### [What to produce]
Pictures are not part of the copy. Give again exactly the lines from the one with "Reproduce this chart with Plotly." to the one with "import plotly.graph_objects as go", inclusive.

### [Task material]
———
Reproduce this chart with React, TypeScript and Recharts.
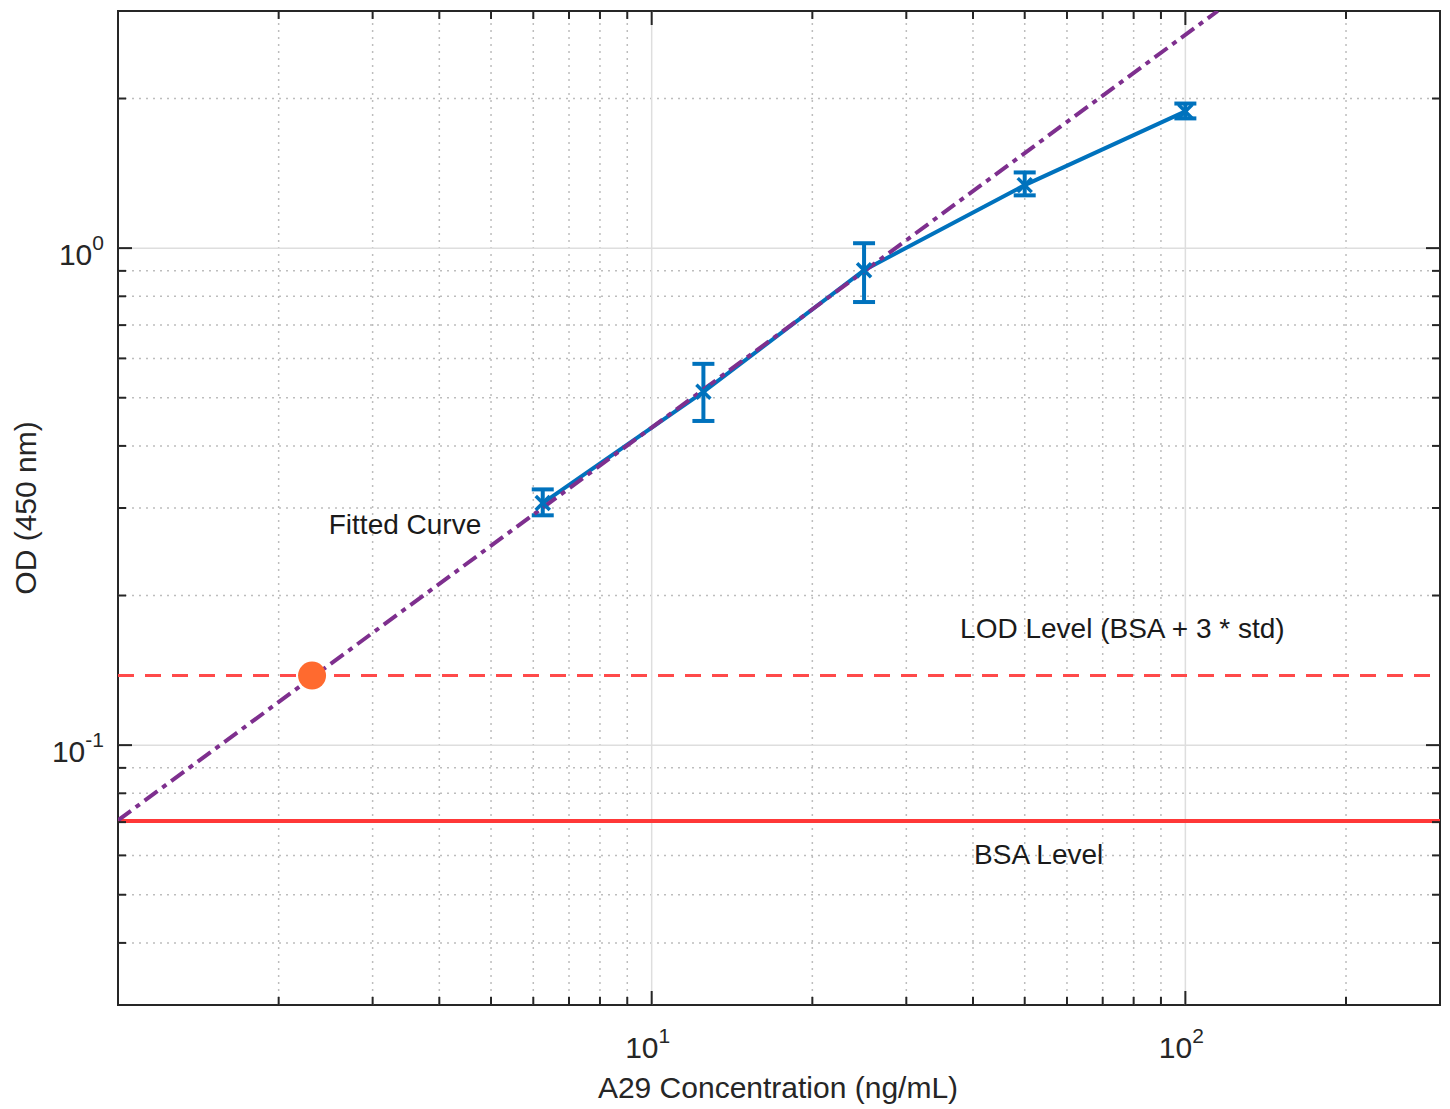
———
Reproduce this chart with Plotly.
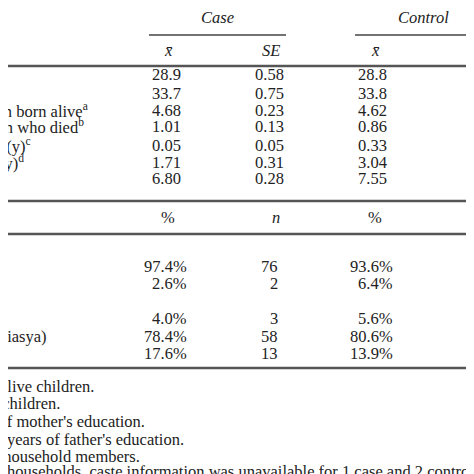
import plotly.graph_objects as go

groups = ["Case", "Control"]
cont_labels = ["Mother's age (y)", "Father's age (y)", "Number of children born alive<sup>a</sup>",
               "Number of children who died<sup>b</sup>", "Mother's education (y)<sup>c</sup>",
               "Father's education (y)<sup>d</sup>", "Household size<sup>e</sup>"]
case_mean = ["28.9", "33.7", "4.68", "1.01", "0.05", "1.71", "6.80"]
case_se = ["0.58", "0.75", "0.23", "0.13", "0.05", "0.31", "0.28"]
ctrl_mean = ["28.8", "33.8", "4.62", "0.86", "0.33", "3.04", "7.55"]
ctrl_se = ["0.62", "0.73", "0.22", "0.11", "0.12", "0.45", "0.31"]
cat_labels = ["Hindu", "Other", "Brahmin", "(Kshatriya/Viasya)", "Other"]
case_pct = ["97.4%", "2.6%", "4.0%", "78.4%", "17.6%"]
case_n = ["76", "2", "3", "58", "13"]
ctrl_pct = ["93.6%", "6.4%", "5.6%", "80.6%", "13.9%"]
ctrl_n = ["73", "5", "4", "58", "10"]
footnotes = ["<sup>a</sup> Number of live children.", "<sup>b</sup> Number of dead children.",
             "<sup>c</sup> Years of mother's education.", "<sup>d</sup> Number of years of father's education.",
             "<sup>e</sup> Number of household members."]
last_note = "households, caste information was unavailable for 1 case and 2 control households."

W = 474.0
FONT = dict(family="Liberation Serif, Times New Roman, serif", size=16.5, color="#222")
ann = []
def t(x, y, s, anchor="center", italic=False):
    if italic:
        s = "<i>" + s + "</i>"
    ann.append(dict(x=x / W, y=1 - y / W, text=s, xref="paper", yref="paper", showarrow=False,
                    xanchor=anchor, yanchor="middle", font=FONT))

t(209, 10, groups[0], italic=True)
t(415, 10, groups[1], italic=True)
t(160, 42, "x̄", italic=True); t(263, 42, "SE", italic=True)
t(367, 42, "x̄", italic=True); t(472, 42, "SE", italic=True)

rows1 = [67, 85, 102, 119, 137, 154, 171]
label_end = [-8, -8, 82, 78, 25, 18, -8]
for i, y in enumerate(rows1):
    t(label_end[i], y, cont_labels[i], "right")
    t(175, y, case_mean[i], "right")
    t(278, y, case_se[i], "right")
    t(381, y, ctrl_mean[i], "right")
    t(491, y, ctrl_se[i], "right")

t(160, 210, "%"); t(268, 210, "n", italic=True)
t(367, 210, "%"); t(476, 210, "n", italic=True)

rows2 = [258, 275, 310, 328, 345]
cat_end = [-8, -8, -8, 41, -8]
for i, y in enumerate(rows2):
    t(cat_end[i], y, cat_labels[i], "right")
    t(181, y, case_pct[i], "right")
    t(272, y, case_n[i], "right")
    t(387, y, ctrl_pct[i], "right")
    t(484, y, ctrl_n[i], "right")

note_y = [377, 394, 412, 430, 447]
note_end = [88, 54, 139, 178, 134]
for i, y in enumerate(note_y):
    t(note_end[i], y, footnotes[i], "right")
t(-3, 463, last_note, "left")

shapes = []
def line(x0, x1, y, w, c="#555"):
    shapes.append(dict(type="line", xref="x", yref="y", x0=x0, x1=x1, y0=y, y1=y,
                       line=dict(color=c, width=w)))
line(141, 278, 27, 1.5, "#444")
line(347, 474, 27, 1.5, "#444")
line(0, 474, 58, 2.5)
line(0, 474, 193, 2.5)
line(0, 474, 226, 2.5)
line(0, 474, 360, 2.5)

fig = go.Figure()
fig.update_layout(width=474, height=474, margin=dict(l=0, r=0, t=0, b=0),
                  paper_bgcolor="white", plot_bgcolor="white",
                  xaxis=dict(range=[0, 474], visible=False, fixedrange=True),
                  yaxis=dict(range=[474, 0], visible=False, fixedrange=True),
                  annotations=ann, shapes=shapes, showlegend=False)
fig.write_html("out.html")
———
### [Full solution]
Reproduce this chart with Plotly.
import plotly.graph_objects as go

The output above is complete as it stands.